Sarah Palin speaks on the First Amendment

John McCain's running mate thinks that the Constitution protects political candidates from being criticized by the press.

Published October 31, 2008 5:38PM (EDT)

(updated below - Update II - Update III)

Somehow, in Sarah Palin's brain, it's a threat to the First Amendment when newspapers criticize her negative attacks on Barack Obama.  This is actually so dumb that it hurts:

In a conservative radio interview that aired in Washington, D.C. Friday morning, Republican vice presidential nominee Gov. Sarah Palin said she fears her First Amendment rights may be threatened by "attacks" from reporters who suggest she is engaging in a negative campaign against Barack Obama.

Palin told WMAL-AM that her criticism of Obama's associations, like those with 1960s radical Bill Ayers and the Rev. Jeremiah Wright, should not be considered negative attacks. Rather, for reporters or columnists to suggest that it is going negative may constitute an attack that threatens a candidate's free speech rights under the Constitution, Palin said.

"If [the media] convince enough voters that that is negative campaigning, for me to call Barack Obama out on his associations," Palin told host Chris Plante, "then I don't know what the future of our country would be in terms of First Amendment rights and our ability to ask questions without fear of attacks by the mainstream media."

Maureen Dowd recently made an equally stupid comment when she complained that her First Amendment rights were being violated by the McCain campaign's refusal to allow her on their campaign plane.

The First Amendment is actually not that complicated.  It can be read from start to finish in about 10 seconds.  It bars the Government from abridging free speech rights.  It doesn't have anything to do with whether you're free to say things without being criticized, or whether you can comment on blogs without being edited, or whether people can bar you from their private planes because they don't like what you've said.   

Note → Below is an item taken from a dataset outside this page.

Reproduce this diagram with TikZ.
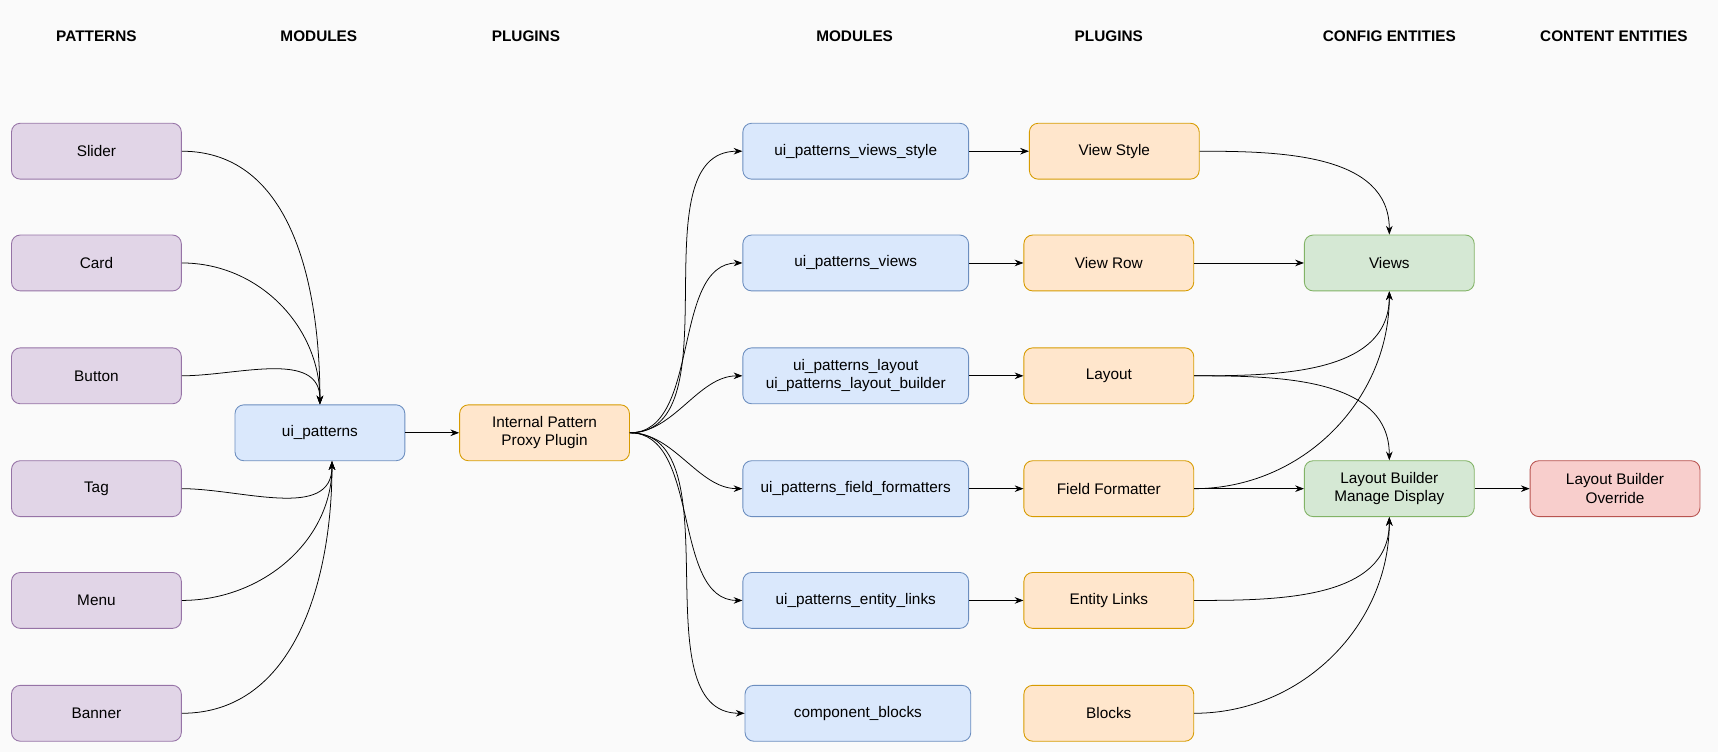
\documentclass[tikz,border=0pt]{standalone}
\usepackage{fontspec}
\setmainfont{Liberation Sans}
\usetikzlibrary{arrows.meta,positioning}
\definecolor{patfill}{HTML}{E1D5E7}\definecolor{patdraw}{HTML}{9673A6}
\definecolor{modfill}{HTML}{DAE8FC}\definecolor{moddraw}{HTML}{6C8EBF}
\definecolor{plgfill}{HTML}{FFE6CC}\definecolor{plgdraw}{HTML}{D79B00}
\definecolor{cfgfill}{HTML}{D5E8D4}\definecolor{cfgdraw}{HTML}{82B366}
\definecolor{cntfill}{HTML}{F8CECC}\definecolor{cntdraw}{HTML}{B85450}
\begin{document}
\begin{tikzpicture}[x=0.5pt, y=-0.5pt, font=\fontsize{7}{8.4}\selectfont,
    box/.style = {draw, rounded corners=4pt, line width=0.4pt, minimum width=77.5pt, minimum height=25.5pt, align=center, inner sep=1pt},
    pat/.style = {box, fill=patfill, draw=patdraw},
    mod/.style = {box, fill=modfill, draw=moddraw},
    wmod/.style = {mod, minimum width=103pt},
    plg/.style = {box, fill=plgfill, draw=plgdraw},
    cfg/.style = {box, fill=cfgfill, draw=cfgdraw},
    cnt/.style = {box, fill=cntfill, draw=cntdraw},
    head/.style = {font=\fontsize{7}{8.4}\selectfont\bfseries},
    link/.style = {-{Stealth[length=4pt,width=3pt]}, line width=0.35pt}]
      \fill[gray!4] (0,0) rectangle (1568,686);
      \useasboundingbox (0,0) rectangle (1568,686);
      % column headers
      \node[head] (h1) at (88,33) {PATTERNS};
      \node[head] (h2) at (291,33) {MODULES};
      \node[head] (h3) at (480,33) {PLUGINS};
      \node[head] (h4) at (780,33) {MODULES};
      \node[head] (h5) at (1012,33) {PLUGINS};
      \node[head] (h6) at (1268,33) {CONFIG ENTITIES};
      \node[head] (h7) at (1473,33) {CONTENT ENTITIES};
      % patterns
      \foreach \name/\txt/\y in {slider/Slider/138, card/Card/240, button/Button/343,
                                 tag/Tag/446, menu/Menu/548, banner/Banner/651}{
        \node[pat] (\name) at (88,\y) {\txt};
      }
      \node[mod] (uip) at (292,395) {ui\_patterns};
      \node[plg] (proxy) at (497,395) {Internal Pattern\\Proxy Plugin};
      % modules
      \node[wmod] (mstyle) at (781,138) {ui\_patterns\_views\_style};
      \node[wmod] (mviews) at (781,240) {ui\_patterns\_views};
      \node[wmod] (mlayout) at (781,343) {ui\_patterns\_layout\\ui\_patterns\_layout\_builder};
      \node[wmod] (mfield) at (781,446) {ui\_patterns\_field\_formatters};
      \node[wmod] (mlinks) at (781,548) {ui\_patterns\_entity\_links};
      \node[wmod] (mblocks) at (783,651) {component\_blocks};
      % plugins
      \node[plg] (pstyle) at (1017,138) {View Style};
      \node[plg] (prow) at (1012,240) {View Row};
      \node[plg] (playout) at (1012,343) {Layout};
      \node[plg] (pfield) at (1012,446) {Field Formatter};
      \node[plg] (plinks) at (1012,548) {Entity Links};
      \node[plg] (pblocks) at (1012,651) {Blocks};
      % entities
      \node[cfg] (views) at (1268,240) {Views};
      \node[cfg] (lbmd) at (1268,446) {Layout Builder\\Manage Display};
      \node[cnt] (lbo) at (1474,446) {Layout Builder\\Override};
      % connectors
      \foreach \src in {slider,card,button}{
        \draw[link] (\src.east) to[out=0,in=90] ([xshift=0pt]uip.north);
      }
      \foreach \src in {tag,menu,banner}{
        \draw[link] (\src.east) to[out=0,in=-90] ([xshift=5.5pt]uip.south);
      }
      \draw[link] (uip) -- (proxy);
      \foreach \dst in {mstyle,mviews,mlayout,mfield,mlinks,mblocks}{
        \draw[link] (proxy.east) to[out=0,in=180,looseness=0.9] (\dst.west);
      }
      \draw[link] (mstyle) -- (pstyle);
      \draw[link] (mviews) -- (prow);
      \draw[link] (mlayout) -- (playout);
      \draw[link] (mfield) -- (pfield);
      \draw[link] (mlinks) -- (plinks);
      \draw[link] (pstyle.east) to[out=0,in=90] (views.north);
      \draw[link] (prow) -- (views);
      \draw[link] (playout.east) to[out=0,in=-90] (views.south);
      \draw[link] (pfield.east) to[out=0,in=-90] (views.south);
      \draw[link] (playout.east) to[out=0,in=90] (lbmd.north);
      \draw[link] (pfield) -- (lbmd);
      \draw[link] (plinks.east) to[out=0,in=-90] (lbmd.south);
      \draw[link] (pblocks.east) to[out=0,in=-90] (lbmd.south);
      \draw[link] (lbmd) -- (lbo);
\end{tikzpicture}
\end{document}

If anything, Palin has this exactly backwards, since one thing that the First Amendment does actually guarantee is a free press.  Thus, when the press criticizes a political candidate and a Governor such as Palin, that is a classic example of First Amendment rights being exercised, not abridged.

This isn't only about profound ignorance regarding our basic liberties, though it is obviously that.  Palin here is also giving voice to the standard right-wing grievance instinct:  that it's inherently unfair when they're criticized.  And now, apparently, it's even unconstitutional.   

According to Palin, what the Founders intended with the First Amendment was that political candidates for the most powerful offices in the country and Governors of states would be free to say whatever they want without being criticized in the newspapers.  In the Palin worldview, the First Amendment was meant to ensure that powerful political officials such as herself would not be "attacked" in the papers.  Is it even possible to imagine more breathtaking ignorance from someone holding high office and running for even higher office?

 

UPDATE:  The Constitution also guarantees freedom of association.  Thus, by Palin's "reasoning," when newspapers -- or Palin herself -- criticize Obama for his associations, they're threatening his constitutional rights.

 

UPDATE II:  Brian Beutler says that Palin has a "third grader's understanding of Constitutional rights" and asks:  

If the conservative media convinces enough voters that Barack Obama is a Muslim, does that violate his right to freedom of religion?

And:   isn't Palin violating the First Amendment right to a free press by criticizing the media and convincing her followers that newspapers are biased and corrupt?  For the last eight years, we've had an administration that has had pure contempt for the Constitution.  Would it be worse to replace them with people who seem never to have read it?

 

UPDATE III:  Jonathan Schwarz has the audio of Palin, issuing her constitutional warning, here.  It's actually more painful to hear it than read it, because you can hear her thinking about the analysis she's making as it leaves her mouth, and she clearly believes she's actually making an important and profound point about First Amendment rights.